To use differentiation, we need to choose a variable with respect to which we will differentiate. Let's differentiate both sides of the given identity with respect to A, treating B as a constant.
The given identity is:
$$\sin {(A+B)}=\sin {A}\cos{B}+\cos{A}\sin {B}$$
We will apply the derivative operator $$\frac{d}{dA}$$ to both sides of this equation.

**step3** Differentiating the Left-Hand Side

First, we differentiate the left-hand side of the identity, which is $$\sin {(A+B)}$$, with respect to A.
Using the chain rule, the derivative of $$\sin(u)$$ with respect to A is $$\cos(u) \cdot \frac{du}{dA}$$. Here, $$u = A+B$$.
So, $$\frac{d}{dA}(\sin {(A+B)}) = \cos{(A+B)} \cdot \frac{d}{dA}(A+B)$$.
Since B is treated as a constant during differentiation with respect to A, the derivative of A with respect to A is 1, and the derivative of B with respect to A is 0.
Therefore, $$\frac{d}{dA}(A+B) = 1 + 0 = 1$$.
Substituting this back, the left-hand side becomes:
$$\frac{d}{dA}(\sin {(A+B)}) = \cos{(A+B)} \cdot 1 = \cos{(A+B)}$$.

**step4** Differentiating the Right-Hand Side

Next, we differentiate the right-hand side of the identity, which is $$\sin {A}\cos{B}+\cos{A}\sin {B}$$, with respect to A. We differentiate each term separately.
For the first term, $$\sin {A}\cos{B}$$, since $$\cos B$$ is a constant when differentiating with respect to A:
$$\frac{d}{dA}(\sin {A}\cos{B}) = \cos{B} \cdot \frac{d}{dA}(\sin A)$$
The derivative of $$\sin A$$ with respect to A is $$\cos A$$.
So, the first term becomes: $$\cos{B} \cos A$$.
For the second term, $$\cos{A}\sin {B}$$, since $$\sin B$$ is a constant when differentiating with respect to A:
$$\frac{d}{dA}(\cos{A}\sin {B}) = \sin{B} \cdot \frac{d}{dA}(\cos A)$$
The derivative of $$\cos A$$ with respect to A is $$-\sin A$$.
So, the second term becomes: $$\sin{B} (-\sin A) = -\sin A \sin B$$.
Combining these two differentiated terms, the right-hand side becomes:
$$\frac{d}{dA}(\sin {A}\cos{B}+\cos{A}\sin {B}) = \cos A \cos B - \sin A \sin B$$.

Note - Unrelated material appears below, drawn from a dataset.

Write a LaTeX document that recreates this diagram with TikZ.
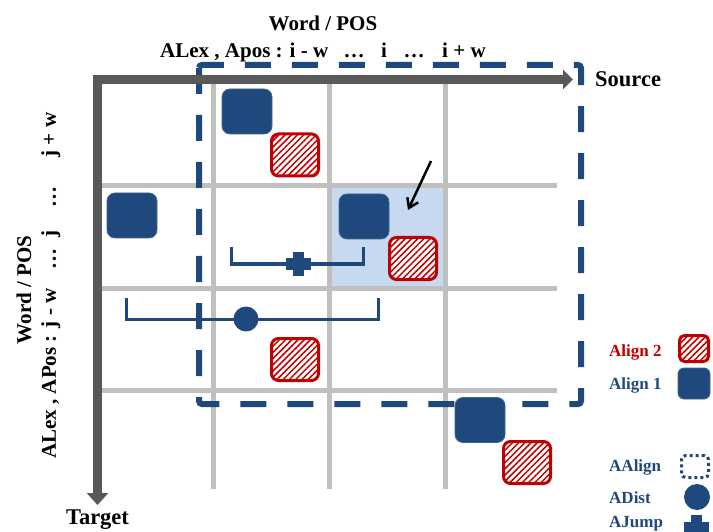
\documentclass[tikz,border=0pt]{standalone}
\usepackage{fontspec}
\setmainfont{Liberation Serif}
\usetikzlibrary{arrows.meta,patterns.meta}
\definecolor{dblue}{HTML}{1F497D}
\definecolor{dred}{HTML}{C00000}
\definecolor{lblue}{HTML}{C6D9F1}
\definecolor{gridgray}{HTML}{BFBFBF}
\definecolor{axgray}{HTML}{595959}
\begin{document}
\begin{tikzpicture}[x=1pt,y=-1pt,
  bluebox/.style={fill=dblue, draw=dblue!85!white, line width=0.8pt, rounded corners=8pt, minimum width=50pt, minimum height=45pt, inner sep=0pt},
  redbox/.style={draw=dred, line width=3pt, rounded corners=7pt, preaction={fill=white},
     pattern={Lines[angle=45,distance=4.4pt,line width=1.5pt]}, pattern color=dred,
     minimum width=47pt, minimum height=42pt, inner sep=0pt},
  gridline/.style={draw=gridgray, line width=5pt},
  axisline/.style={draw=axgray, line width=9pt, line join=miter},
  alignbox/.style={draw=dblue, line width=6pt, dash pattern=on 26pt off 21pt, rounded corners=3pt},
  bracket/.style={draw=dblue, line width=3pt},
  bigtxt/.style={font=\fontsize{21}{25}\selectfont\bfseries, inner sep=0pt},
  axtxt/.style={font=\fontsize{22.5}{27}\selectfont\bfseries, inner sep=0pt},
  legtxt/.style={font=\fontsize{17}{20}\selectfont\bfseries, inner sep=0pt, anchor=west},
  plusmark/.pic={\fill[dblue] (-12.5,-5.5) rectangle (12.5,5.5); \fill[dblue] (-5.5,-12) rectangle (5.5,12);},
]
\useasboundingbox (0,0) rectangle (713,532);

% highlighted cell
\fill[lblue] (330,188) rectangle (444,286);

% grid
\foreach \x in {213,329,445} \draw[gridline] (\x,84) -- (\x,489);
\foreach \y in {186,288,390} \draw[gridline] (102,\y) -- (557,\y);

% AAlign window
\draw[alignbox] (199,65) rectangle (581,404);

% axes
\coordinate (xend) at (573,79.5);
\coordinate (O) at (97.5,79.5);
\coordinate (yend) at (97.5,505);
\draw[axisline, {Triangle[width=19pt,length=10pt]}-{Triangle[width=21pt,length=12pt]}] (xend) -- (O) -- (yend);

\node[axtxt, anchor=base west] (src) at (595,87) {Source};
\node[axtxt, anchor=base] (tgt) at (97.5,524) {Target};

% top labels
\node[bigtxt, anchor=base] (wpt) at (323,31) {Word / POS};
\node[bigtxt, anchor=base west] (t1) at (160,58) {ALex , Apos : i - w};
\node[bigtxt, anchor=base] (t2) at (354,58) {…};
\node[bigtxt, anchor=base] (t3) at (384,58) {i};
\node[bigtxt, anchor=base] (t4) at (414,58) {…};
\node[bigtxt, anchor=base west] (t5) at (442,58) {i + w};

% left labels
\node[bigtxt, rotate=90, anchor=base] (wpl) at (31,290) {Word / POS};
\node[bigtxt, rotate=90, anchor=base west] (l1) at (56,459) {ALex , APos : j - w};
\node[bigtxt, rotate=90, anchor=base] (l2) at (56,259) {…};
\node[bigtxt, rotate=90, anchor=base] (l3) at (56,234) {j};
\node[bigtxt, rotate=90, anchor=base] (l4) at (56,197) {…};
\node[bigtxt, rotate=90, anchor=base] (l5) at (56,135) {j + w};

% brackets
\draw[bracket] (126,298) -- (126,319) -- (378,319) -- (378,298);
\node[circle, fill=dblue, minimum size=25pt, inner sep=0pt] (dist) at (246,319) {};
\draw[bracket] (231,247) -- (231,264) -- (363,264) -- (363,247);
\pic (jump) at (298,264) {plusmark};

% alignments
\node[bluebox] (b1) at (247,111.5) {};
\node[redbox] (r1) at (295,155) {};
\node[bluebox] (b2) at (132,215.5) {};
\node[bluebox] (b3) at (364,216.5) {};
\node[redbox] (r2) at (413,258.5) {};
\node[redbox] (r3) at (295,359.5) {};
\node[bluebox] (b4) at (480,420) {};
\node[redbox] (r4) at (527,462.5) {};

% pointer arrow
\coordinate (pstart) at (431,161);
\coordinate (pend) at (408,210);
\draw[line width=2.5pt, -{Straight Barb[length=9pt,width=12pt]}] (pstart) -- (pend);

% legend
\node[legtxt, text=dred] (la2) at (609,352) {Align 2};
\node[redbox, minimum width=29pt, minimum height=26pt, rounded corners=5pt] (ka2) at (694,348.5) {};
\node[legtxt, text=dblue] (la1) at (609,385) {Align 1};
\node[bluebox, minimum width=32pt, minimum height=31pt, rounded corners=6pt] (ka1) at (694,383.5) {};
\node[legtxt, text=dblue] (laa) at (609,467) {AAlign};
\node[draw=dblue, line width=3pt, dash pattern=on 3pt off 3pt, rounded corners=4pt, minimum width=27pt, minimum height=22pt, inner sep=0pt] (kaa) at (695,466.5) {};
\node[legtxt, text=dblue] (lad) at (609,498) {ADist};
\node[circle, fill=dblue, minimum size=26pt, inner sep=0pt] (kad) at (697,497) {};
\node[legtxt, text=dblue] (laj) at (609,524) {AJump};
\pic (kaj) at (696,527) {plusmark};
\end{tikzpicture}
\end{document}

**step5** Equating the Differentiated Sides

Finally, we equate the result from differentiating the left-hand side (from Step 3) with the result from differentiating the right-hand side (from Step 4).
From Step 3, the differentiated LHS is $$\cos{(A+B)}$$.
From Step 4, the differentiated RHS is $$\cos A \cos B - \sin A \sin B$$.
Therefore, by equating them, we obtain the sum formula for cosines:
$$\cos{(A+B)} = \cos A \cos B - \sin A \sin B$$.